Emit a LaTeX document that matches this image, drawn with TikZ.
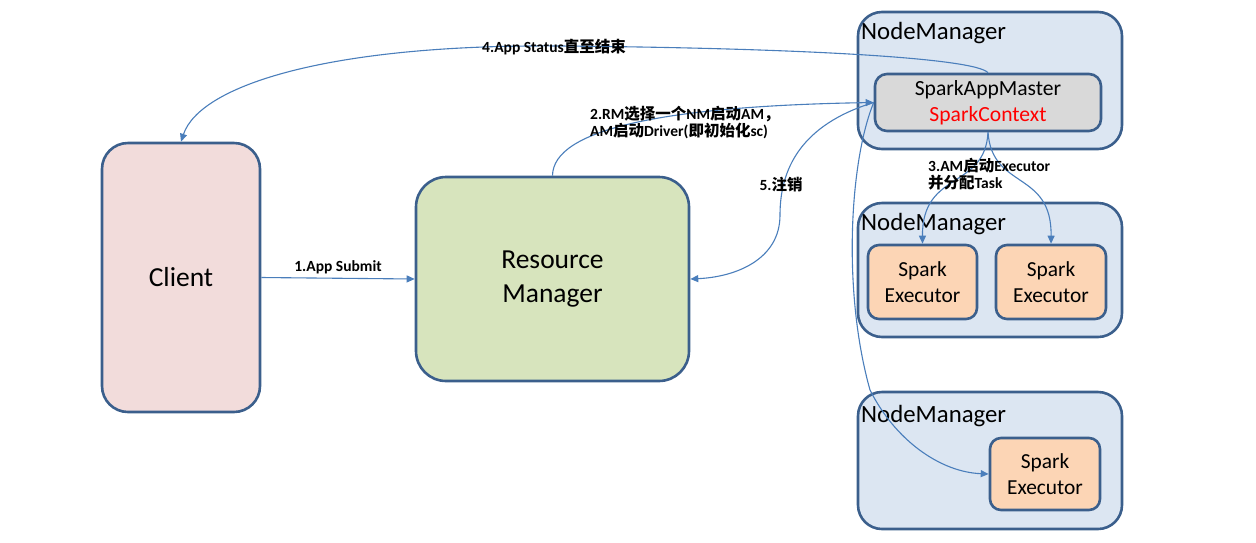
\documentclass[tikz,border=0pt]{standalone}
\usepackage{fontspec}
\setmainfont{Carlito}
\newfontfamily\cjk{Noto Sans CJK SC}
\usetikzlibrary{arrows.meta, positioning}
\definecolor{boxline}{HTML}{3B5F8C}
\definecolor{flowblue}{HTML}{4A7EBB}
\definecolor{clientfill}{HTML}{F2DCDB}
\definecolor{rmfill}{HTML}{D7E4BD}
\definecolor{nmfill}{HTML}{DCE6F2}
\definecolor{amfill}{HTML}{D9D9D9}
\definecolor{exfill}{HTML}{FCD5B5}

\begin{document}
\begin{tikzpicture}[x=1pt, y=-1pt, >={Triangle[length=8pt,width=7pt]}]
  \tikzset{
    box/.style={draw=boxline, line width=2.6pt, align=center, inner sep=0pt},
    nmbox/.style={box, fill=nmfill, rounded corners=24pt, minimum width=264pt},
    exbox/.style={box, fill=exfill, rounded corners=11pt, font=\fontsize{21.4}{26}\selectfont},
    nmtitle/.style={anchor=west, inner sep=0pt, font=\fontsize{24.8}{28}\selectfont},
    flow/.style={->, draw=flowblue, line width=1.1pt},
    steplabel/.style={inner sep=0pt, align=left, font=\bfseries\fontsize{15.5}{17}\selectfont}
  }
  \useasboundingbox (0,0) rectangle (1256,542);
  % Client and ResourceManager
  \node[box, fill=clientfill, rounded corners=26pt, minimum width=158pt, minimum height=269pt,
        font=\fontsize{27.5}{33}\selectfont] (client) at (181,277.5) {Client};
  \node[box, fill=rmfill, rounded corners=30pt, minimum width=273pt, minimum height=204pt,
        font=\fontsize{27.5}{34}\selectfont] (rm) at (552.5,279) {Resource\\Manager};
  % NodeManagers
  \node[nmbox, minimum height=137pt] (nm1) at (990,80.5) {};
  \node[nmtitle] (nm1t) at (861,33) {NodeManager};
  \node[box, fill=amfill, rounded corners=12pt, minimum width=226pt, minimum height=57pt,
        font=\fontsize{21.6}{26}\selectfont] (am) at (988,102.5) {SparkAppMaster\\\textcolor{red}{SparkContext}};
  \node[nmbox, minimum height=134pt] (nm2) at (990,270) {};
  \node[nmtitle] (nm2t) at (861,224) {NodeManager};
  \node[exbox, minimum width=109pt, minimum height=74pt] (ex1) at (922.5,282) {Spark\\Executor};
  \node[exbox, minimum width=110pt, minimum height=74pt] (ex2) at (1051,282) {Spark\\Executor};
  \node[nmbox, minimum height=137pt] (nm3) at (990,460.5) {};
  \node[nmtitle] (nm3t) at (861,416) {NodeManager};
  \node[exbox, minimum width=110pt, minimum height=72pt] (ex3) at (1045,474) {Spark\\Executor};
  % 1. submit
  \draw[flow] (client.east) -- node[steplabel, above=4pt]{1.App Submit} (rm.west);
  % 2. RM starts AM
  \draw[flow] (rm.north) .. controls (553,130) and (660,106) .. (am.west);
  \node[steplabel, anchor=west] (l2) at (590,123)
    {2.RM{\cjk 选择一个}NM{\cjk 启动}AM{\cjk ，}\\AM{\cjk 启动}Driver({\cjk 即初始化}sc)};
  % 3. AM starts executors
  \draw[flow] (am.south) .. controls (985,190) and (922,170) .. (ex1.north);
  \draw[flow] (am.south) .. controls (992,190) and (1052,170) .. (ex2.north);
  \draw[flow] (am.west) .. controls (850,160) and (842,290) .. (870,390)
    .. controls (895,440) and (940,472) .. (ex3.west);
  \node[steplabel, anchor=north west] (l3) at (928,158) {3.AM{\cjk 启动}Executor\\{\cjk 并分配}Task};
  % 4. status back to client
  \draw[flow] (am.north) .. controls (975,58) and (800,48) .. (560,46)
    .. controls (330,44) and (200,85) .. (client.north);
  \node[steplabel] (l4) at (554,47) {4.App Status{\cjk 直至结束}};
  % 5. unregister
  \draw[flow] (am.west) .. controls (800,125) and (780,170) .. (780,215)
    .. controls (780,260) and (735,277) .. (rm.east);
  \node[steplabel] (l5) at (781,185) {5.{\cjk 注销}};
\end{tikzpicture}
\end{document}
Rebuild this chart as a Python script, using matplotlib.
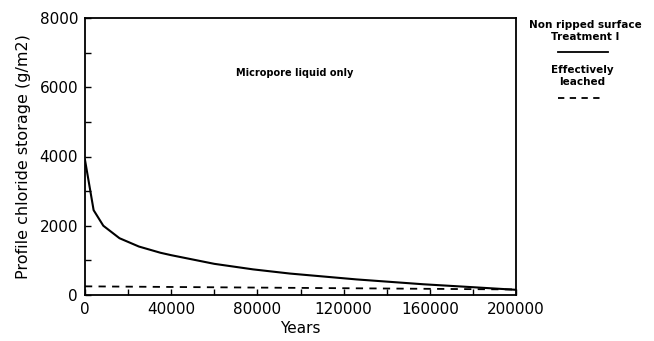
import matplotlib
matplotlib.use("Agg")
import matplotlib.pyplot as plt
import numpy as np
from matplotlib.ticker import MultipleLocator

# values
years = [0, 4000, 8500, 16000, 25000, 35000, 40000, 60000, 78000, 95000,
         126000, 157000, 176000, 200000]
non_ripped = [3900, 2450, 2000, 1640, 1400, 1220, 1150, 900, 740, 620,
              450, 310, 240, 150]
leached_years = [0, 200000]
leached = [250, 160]

plt.rcParams['font.family'] = ['DejaVu Sans']

fig = plt.figure(figsize=(6.54, 3.41), dpi=100)
ax = fig.add_axes([85 / 654, 1 - 295 / 341, 431 / 654, 277 / 341])

ax.plot(years, non_ripped, color='black', lw=1.5)
ax.plot(leached_years, leached, color='black', lw=1.3, ls=(0, (4, 3.5)))

ax.set_xlim(0, 200000)
ax.set_ylim(0, 8000)
ax.xaxis.set_major_locator(MultipleLocator(40000))
ax.xaxis.set_minor_locator(MultipleLocator(20000))
ax.yaxis.set_major_locator(MultipleLocator(2000))
ax.yaxis.set_minor_locator(MultipleLocator(1000))
ax.tick_params(which='both', direction='in', length=4, width=1,
               labelsize=11, top=False, right=False)
ax.tick_params(which='major', pad=5)
for s in ax.spines.values():
    s.set_linewidth(1.3)

ax.set_xlabel('Years', fontsize=11, labelpad=3)
ax.set_ylabel('Profile chloride storage (g/m2)', fontsize=11.5, labelpad=6)

ax.text(0.487, 0.80, 'Micropore liquid only', transform=ax.transAxes,
        fontsize=7, fontweight='bold', ha='center', va='center')

# legend drawn at right of axes
fig.text(585 / 654, 1 - 25 / 341, 'Non ripped surface', fontsize=7.5,
         fontweight='bold', ha='center', va='center')
fig.text(585 / 654, 1 - 37 / 341, 'Treatment I', fontsize=7.5,
         fontweight='bold', ha='center', va='center')
fig.add_artist(plt.Line2D([558 / 654, 608 / 654], [1 - 52 / 341, 1 - 52 / 341],
                          color='black', lw=1.3))
fig.text(582 / 654, 1 - 70 / 341, 'Effectively', fontsize=7.5,
         fontweight='bold', ha='center', va='center')
fig.text(582 / 654, 1 - 82 / 341, 'leached', fontsize=7.5,
         fontweight='bold', ha='center', va='center')
fig.add_artist(plt.Line2D([558 / 654, 602 / 654], [1 - 98 / 341, 1 - 98 / 341],
                          color='black', lw=1.3, ls=(0, (3.5, 3))))

fig.savefig('out.png', dpi=100)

#### Written exercise
Select and copy every line of the material that holds the string "drawn".

#### Answer to this problem
Emit a LaTeX document that matches this image, drawn with TikZ.
# legend drawn at right of axes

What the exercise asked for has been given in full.